++++ PROVIDED RECORDS
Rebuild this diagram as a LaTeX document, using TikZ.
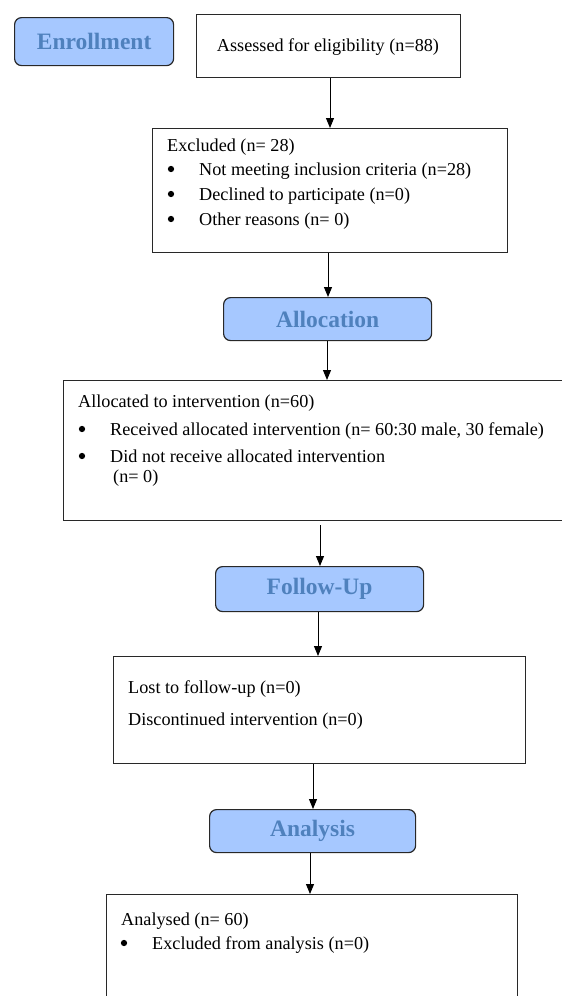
\documentclass[tikz,border=0pt]{standalone}
\usepackage{fontspec}
\setmainfont{Liberation Serif}
\usetikzlibrary{arrows.meta}
\definecolor{labfill}{RGB}{166,200,255}
\definecolor{labtext}{RGB}{79,129,189}
\definecolor{edge}{RGB}{40,40,40}
\tikzset{
  plainbox/.style={draw=edge, line width=1.2pt, anchor=north west, inner sep=0pt},
  labelbox/.style={draw=edge, line width=1.2pt, fill=labfill, rounded corners=7pt,
    anchor=north west, inner sep=0pt, text=labtext,
    font=\fontsize{23.5}{26}\selectfont\bfseries},
  txt/.style={anchor=base west, inner sep=0pt, font=\fontsize{18.2}{21}\selectfont},
  ctxt/.style={txt, anchor=base},
  bulletdot/.style={circle, fill=black, inner sep=0pt, minimum size=6.3pt},
  arr/.style={line width=1pt, -{Triangle[width=8pt,length=10pt]}}
}
\begin{document}
\begin{tikzpicture}[x=1pt,y=-1pt]
\useasboundingbox (0,0) rectangle (562,996);
% boxes
\node[labelbox, minimum width=159pt, minimum height=48pt] (enroll) at (14,17) {Enrollment};
\node[plainbox, minimum width=264pt, minimum height=63pt] (assess) at (196,14) {};
\node[plainbox, minimum width=355pt, minimum height=124pt] (excl) at (152,128) {};
\node[labelbox, minimum width=208pt, minimum height=43pt] (alloc) at (223,297) {Allocation};
\node[plainbox, minimum width=520pt, minimum height=140pt] (allocd) at (63,380) {};
\node[labelbox, minimum width=208pt, minimum height=45pt] (follow) at (215,566) {Follow-Up};
\node[plainbox, minimum width=412pt, minimum height=107pt] (lost) at (113,656) {};
\node[labelbox, minimum width=206pt, minimum height=43pt] (analysis) at (209,809) {Analysis};
\node[plainbox, minimum width=411pt, minimum height=120pt] (analysed) at (106,894) {};
% texts
\node[ctxt] (t1) at (328,51) {Assessed for eligibility (n=88)};
\node[txt] (t2) at (167,151) {Excluded (n= 28)};
\node[bulletdot] (b21) at (171,169) {};
\node[txt] (t21) at (199,175) {Not meeting inclusion criteria (n=28)};
\node[bulletdot] (b22) at (171,194) {};
\node[txt] (t22) at (199,200) {Declined to participate (n=0)};
\node[bulletdot] (b23) at (171,219) {};
\node[txt] (t23) at (199,225) {Other reasons (n= 0)};
\node[txt] (t3) at (78,407) {Allocated to intervention (n=60)};
\node[bulletdot] (b31) at (82,429) {};
\node[txt] (t31) at (110,435) {Received allocated intervention (n= 60:30 male, 30 female)};
\node[bulletdot] (b32) at (82,456) {};
\node[txt] (t32) at (110,462) {Did not receive allocated intervention};
\node[txt] (t33) at (113,482) {(n= 0)};
\node[txt] (t4) at (128,693) {Lost to follow-up (n=0)};
\node[txt] (t41) at (128,725) {Discontinued intervention (n=0)};
\node[txt] (t5) at (121,925) {Analysed (n= 60)};
\node[bulletdot] (b51) at (124,943) {};
\node[txt] (t51) at (152,949) {Excluded from analysis (n=0)};
% connectors
\draw[arr] (330,0 |- assess.south) -- (330,0 |- excl.north);
\draw[arr] (328,0 |- excl.south) -- (328,0 |- alloc.north);
\draw[arr] (327,0 |- alloc.south) -- (327,0 |- allocd.north);
\draw[arr] ([yshift=-4pt]320,0 |- allocd.south) -- (320,0 |- follow.north);
\draw[arr] (318,0 |- follow.south) -- (318,0 |- lost.north);
\draw[arr] (313,0 |- lost.south) -- (313,0 |- analysis.north);
\draw[arr] (310,0 |- analysis.south) -- (310,0 |- analysed.north);
\end{tikzpicture}
\end{document}
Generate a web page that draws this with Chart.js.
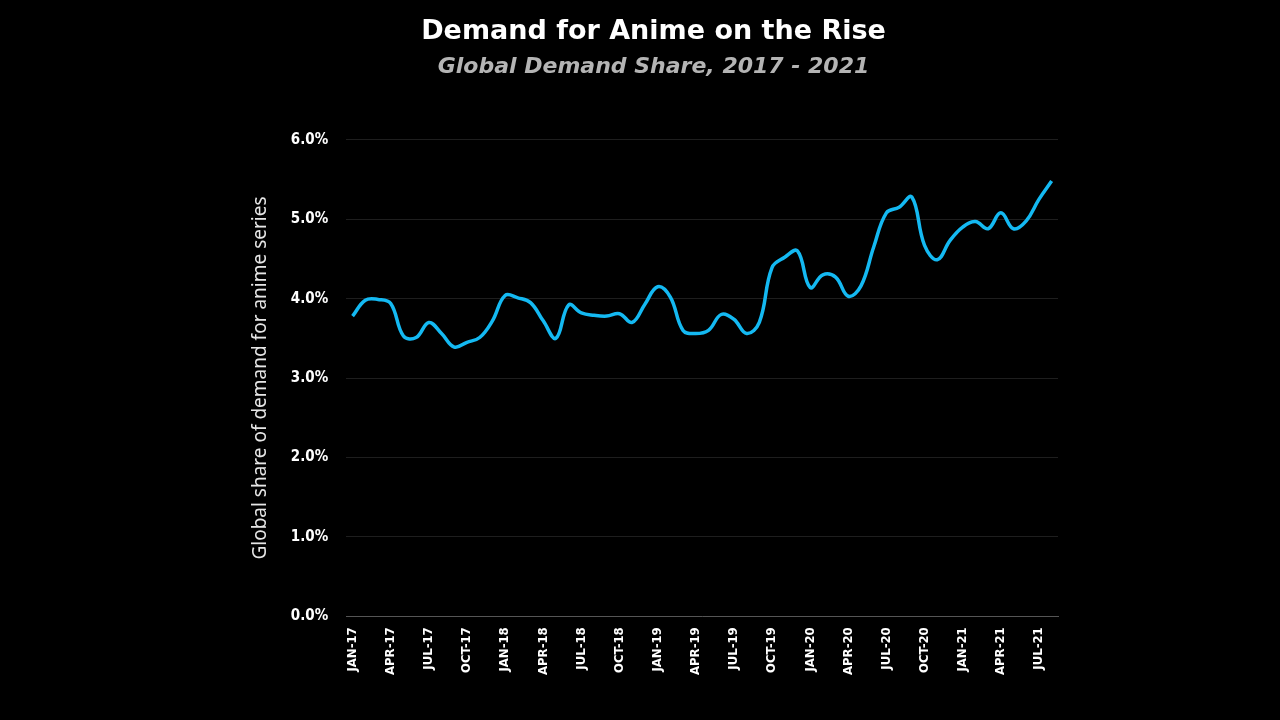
<!DOCTYPE html>
<html>
<head>
<meta charset="utf-8">
<script src="https://cdn.jsdelivr.net/npm/chart.js@4/dist/chart.umd.min.js"></script>
<style>
  html, body { margin: 0; padding: 0; background: #000; }
  #wrap { width: 1280px; height: 720px; }
</style>
</head>
<body>
<div id="wrap"><canvas id="animeChart" width="1280" height="720"></canvas></div>
<script>
var months = ["JAN-17", "FEB-17", "MAR-17", "APR-17", "MAY-17", "JUN-17", "JUL-17", "AUG-17", "SEP-17", "OCT-17", "NOV-17", "DEC-17",
              "JAN-18", "FEB-18", "MAR-18", "APR-18", "MAY-18", "JUN-18", "JUL-18", "AUG-18", "SEP-18", "OCT-18", "NOV-18", "DEC-18",
              "JAN-19", "FEB-19", "MAR-19", "APR-19", "MAY-19", "JUN-19", "JUL-19", "AUG-19", "SEP-19", "OCT-19", "NOV-19", "DEC-19",
              "JAN-20", "FEB-20", "MAR-20", "APR-20", "MAY-20", "JUN-20", "JUL-20", "AUG-20", "SEP-20", "OCT-20", "NOV-20", "DEC-20",
              "JAN-21", "FEB-21", "MAR-21", "APR-21", "MAY-21", "JUN-21", "JUL-21", "AUG-21"];

// global demand share, percent
var share = [3.78, 3.98, 3.99, 3.94, 3.53, 3.51, 3.70, 3.56, 3.39, 3.45, 3.51, 3.72,
             4.04, 4.01, 3.95, 3.72, 3.50, 3.92, 3.82, 3.79, 3.78, 3.81, 3.70, 3.93,
             4.15, 4.02, 3.60, 3.56, 3.60, 3.80, 3.74, 3.56, 3.70, 4.39, 4.52, 4.60,
             4.14, 4.30, 4.27, 4.03, 4.16, 4.65, 5.08, 5.15, 5.28, 4.67, 4.49, 4.73,
             4.90, 4.97, 4.88, 5.08, 4.88, 4.98, 5.25, 5.48];

var yTicks = [0, 1, 2, 3, 4, 5, 6];

// condensed bold for the tick labels (stretch keyword goes in front of the weight)
var narrow = "'DejaVu Sans', sans-serif";

var ctx = document.getElementById("animeChart");
var animeChart = new Chart(ctx, {
  type: "line",
  data: {
    labels: months,
    datasets: [
      {
        label: "Anime demand share",
        data: share,
        borderColor: "#14b9f2",
        borderWidth: 3.5,
        pointRadius: 0,
        tension: 0.4,
        fill: false
      }
    ]
  },
  options: {
    responsive: false,
    animation: false,
    layout: {
      padding: { top: 16, left: 249, right: 222, bottom: 34 }
    },
    plugins: {
      legend: { display: false },
      tooltip: { enabled: false },
      title: {
        display: true,
        text: "Demand for Anime on the Rise",
        color: "#ffffff",
        font: { family: "'DejaVu Sans', sans-serif", size: 27, weight: "bold" },
        padding: { top: 0, bottom: 6 }
      },
      subtitle: {
        display: true,
        text: "Global Demand Share, 2017 - 2021",
        color: "#b4b4b4",
        font: { family: "'DejaVu Sans', sans-serif", size: 22, weight: "bold", style: "italic" },
        padding: { top: 0, bottom: 59 }
      }
    },
    scales: {
      x: {
        offset: true,
        grid: { display: false, drawTicks: false },
        border: { display: true, color: "#555555", width: 1 },
        ticks: {
          color: "#ffffff",
          font: { family: narrow, size: 13, weight: "condensed bold" },
          autoSkip: false,
          maxRotation: 90,
          minRotation: 90,
          padding: 11,
          callback: function (val, i) {
            return i % 3 === 0 ? months[i] : null;
          }
        }
      },
      y: {
        min: 0,
        max: 6,
        afterBuildTicks: function (axis) {
          axis.ticks = yTicks.map(function (v) { return { value: v }; });
        },
        grid: { color: "#1e1e1e", lineWidth: 1, drawTicks: false },
        border: { display: false },
        ticks: {
          color: "#ffffff",
          font: { family: narrow, size: 15, weight: "condensed bold" },
          padding: 18,
          callback: function (v) { return v.toFixed(1) + "%"; }
        },
        title: {
          display: true,
          text: "Global share of demand for anime series",
          color: "#e6e6e6",
          font: { family: "'Noto Sans', sans-serif", size: 19, weight: "normal" },
          padding: { top: 0, bottom: 1 }
        }
      }
    }
  }
});
</script>
</body>
</html>
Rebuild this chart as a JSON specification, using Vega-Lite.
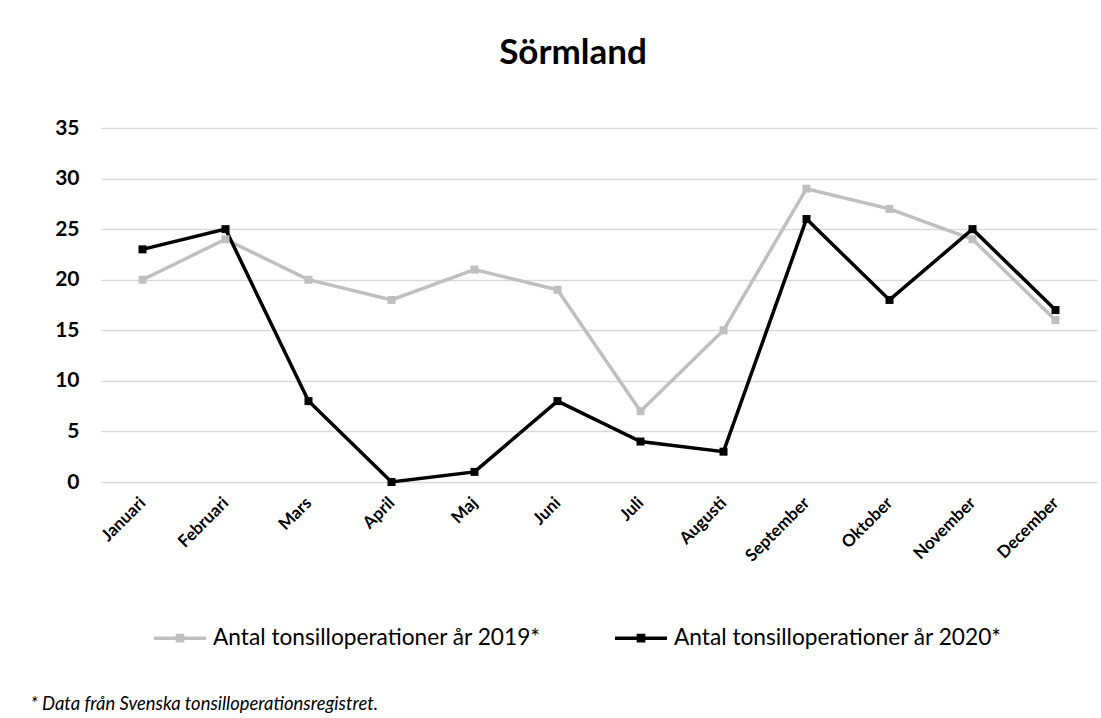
{
  "$schema": "https://vega.github.io/schema/vega-lite/v6.json",
  "width": 996,
  "height": 354,
  "autosize": {"type": "none"},
  "padding": {"left": 101, "top": 128, "right": 4, "bottom": 236},
  "background": "white",
  "config": {
    "font": "Lato",
    "view": {"stroke": null},
    "axis": {"labelColor": "#000000", "titleColor": "#000000"}
  },
  "title": {
    "text": "Sörmland",
    "fontSize": 35,
    "fontWeight": "bold",
    "font": "Lato",
    "color": "#000000",
    "anchor": "middle",
    "frame": "group",
    "baseline": "alphabetic",
    "offset": 18,
    "dx": -26
  },
  "data": {
    "values": [
      {"month": "Januari", "series": "Antal tonsilloperationer år 2019*", "value": 20},
      {"month": "Februari", "series": "Antal tonsilloperationer år 2019*", "value": 24},
      {"month": "Mars", "series": "Antal tonsilloperationer år 2019*", "value": 20},
      {"month": "April", "series": "Antal tonsilloperationer år 2019*", "value": 18},
      {"month": "Maj", "series": "Antal tonsilloperationer år 2019*", "value": 21},
      {"month": "Juni", "series": "Antal tonsilloperationer år 2019*", "value": 19},
      {"month": "Juli", "series": "Antal tonsilloperationer år 2019*", "value": 7},
      {"month": "Augusti", "series": "Antal tonsilloperationer år 2019*", "value": 15},
      {"month": "September", "series": "Antal tonsilloperationer år 2019*", "value": 29},
      {"month": "Oktober", "series": "Antal tonsilloperationer år 2019*", "value": 27},
      {"month": "November", "series": "Antal tonsilloperationer år 2019*", "value": 24},
      {"month": "December", "series": "Antal tonsilloperationer år 2019*", "value": 16},
      {"month": "Januari", "series": "Antal tonsilloperationer år 2020*", "value": 23},
      {"month": "Februari", "series": "Antal tonsilloperationer år 2020*", "value": 25},
      {"month": "Mars", "series": "Antal tonsilloperationer år 2020*", "value": 8},
      {"month": "April", "series": "Antal tonsilloperationer år 2020*", "value": 0},
      {"month": "Maj", "series": "Antal tonsilloperationer år 2020*", "value": 1},
      {"month": "Juni", "series": "Antal tonsilloperationer år 2020*", "value": 8},
      {"month": "Juli", "series": "Antal tonsilloperationer år 2020*", "value": 4},
      {"month": "Augusti", "series": "Antal tonsilloperationer år 2020*", "value": 3},
      {"month": "September", "series": "Antal tonsilloperationer år 2020*", "value": 26},
      {"month": "Oktober", "series": "Antal tonsilloperationer år 2020*", "value": 18},
      {"month": "November", "series": "Antal tonsilloperationer år 2020*", "value": 25},
      {"month": "December", "series": "Antal tonsilloperationer år 2020*", "value": 17}
    ]
  },
  "mark": {
    "type": "line",
    "strokeWidth": 3.5,
    "point": {"filled": true, "shape": "square", "size": 64, "opacity": 1}
  },
  "encoding": {
    "x": {
      "field": "month",
      "type": "nominal",
      "sort": null,
      "scale": {"paddingInner": 0, "paddingOuter": 0.5},
      "axis": {
        "labelAngle": -45,
        "labelAlign": "right",
        "labelBaseline": "middle",
        "labelFontSize": 17,
        "labelFontWeight": "bold",
        "labelPadding": 18,
        "ticks": false,
        "domain": false,
        "grid": false,
        "title": "* Data från Svenska tonsilloperationsregistret.",
        "titleFontSize": 18.4,
        "titleFontStyle": "italic",
        "titleFontWeight": "normal",
        "titleX": -71,
        "titleY": 227,
        "titleAlign": "left",
        "titleAnchor": "start",
        "titleBaseline": "alphabetic"
      }
    },
    "y": {
      "field": "value",
      "type": "quantitative",
      "scale": {"domain": [0, 35], "nice": false},
      "axis": {
        "values": [0, 5, 10, 15, 20, 25, 30, 35],
        "labelFontSize": 21,
        "labelFontWeight": "bold",
        "labelPadding": 22,
        "ticks": false,
        "domain": false,
        "grid": true,
        "gridColor": "#D9D9D9",
        "gridWidth": 1.5,
        "title": null
      }
    },
    "color": {
      "field": "series",
      "type": "nominal",
      "scale": {"range": ["#BFBFBF", "#000000"]},
      "legend": {
        "title": null,
        "orient": "none",
        "direction": "horizontal",
        "legendX": 51,
        "legendY": 482,
        "labelFontSize": 22.7,
        "labelColor": "#000000",
        "labelOffset": 5,
        "labelLimit": 500,
        "columnPadding": 67,
        "symbolType": "M-1,0H1M-0.1,-0.1H0.1V0.1H-0.1Z",
        "symbolSize": 2704,
        "symbolStrokeWidth": 3.5,
        "encode": {
          "symbols": {
            "update": {
              "fill": {"scale": "color", "field": "value"},
              "stroke": {"scale": "color", "field": "value"}
            }
          }
        }
      }
    }
  }
}
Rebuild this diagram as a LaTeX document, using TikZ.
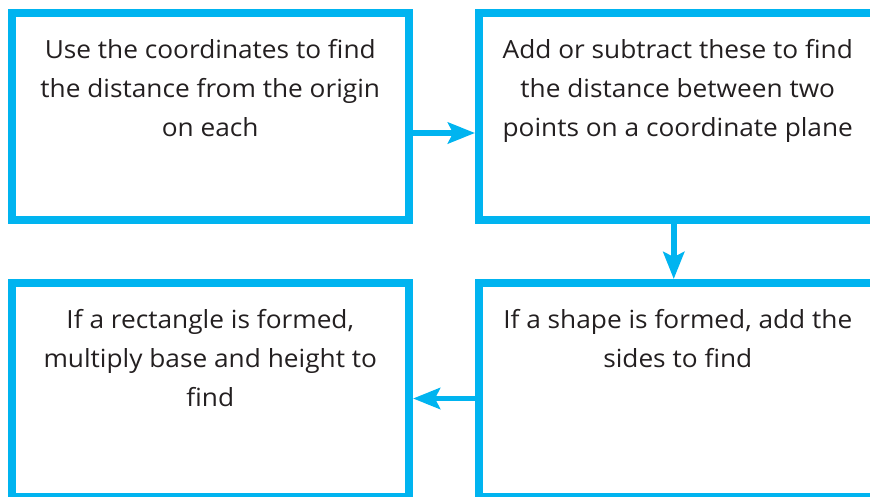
\documentclass[tikz,border=0pt]{standalone}
\usepackage{fontspec}
\setmainfont{Open Sans}[FakeStretch=1.05]
\usetikzlibrary{arrows.meta}
\definecolor{boxblue}{RGB}{0,180,240}
\definecolor{txt}{RGB}{35,31,32}
\begin{document}
\begin{tikzpicture}[x=1pt,y=-1pt,
  box/.style={draw=boxblue, line width=8pt, minimum width=397.5pt, minimum height=207pt, inner sep=0pt},
  boxtext/.style={anchor=north, text=txt, align=center, font=\fontsize{25}{39}\selectfont, inner sep=0pt},
  conn/.style={draw=boxblue, line width=5.5pt, -{Stealth[length=27pt,width=21pt,inset=5pt]}}]
\useasboundingbox (0,0) rectangle (870,496);
\clip (0,0) rectangle (870,496);
\node[box] (b1) at (210.25,116.5) {};
\node[box] (b2) at (677.75,116.5) {};
\node[box, minimum height=214pt] (b3) at (210.25,390) {};
\node[box, minimum height=214pt] (b4) at (677.75,390) {};
\node[boxtext] (t1) at ([yshift=-30pt]b1.north) {Use the coordinates to find\\the distance from the origin\\on each};
\node[boxtext] (t2) at ([yshift=-30pt]b2.north) {Add or subtract these to find\\the distance between two\\points on a coordinate plane};
\node[boxtext] (t3) at ([yshift=-30pt]b3.north) {If a rectangle is formed,\\multiply base and height to\\find};
\node[boxtext] (t4) at ([yshift=-30pt]b4.north) {If a shape is formed, add the\\sides to find};
\draw[conn] ([yshift=-16.5pt]b1.east) -- ([yshift=-16.5pt]b2.west);
\draw[conn] ([xshift=-4pt]b2.south) -- ([xshift=-4pt]b4.north);
\draw[conn] ([yshift=-8.5pt]b4.west) -- ([yshift=-8.5pt]b3.east);
\end{tikzpicture}
\end{document}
++++++++
■ **WORK REQUIRED**
Pick out each line in the material containing "this".

■ **OUTPUT**
Rebuild this diagram as a LaTeX document, using TikZ.
Generate a web page that draws this with Chart.js.
Rebuild this chart as a JSON specification, using Vega-Lite.
Rebuild this diagram as a LaTeX document, using TikZ.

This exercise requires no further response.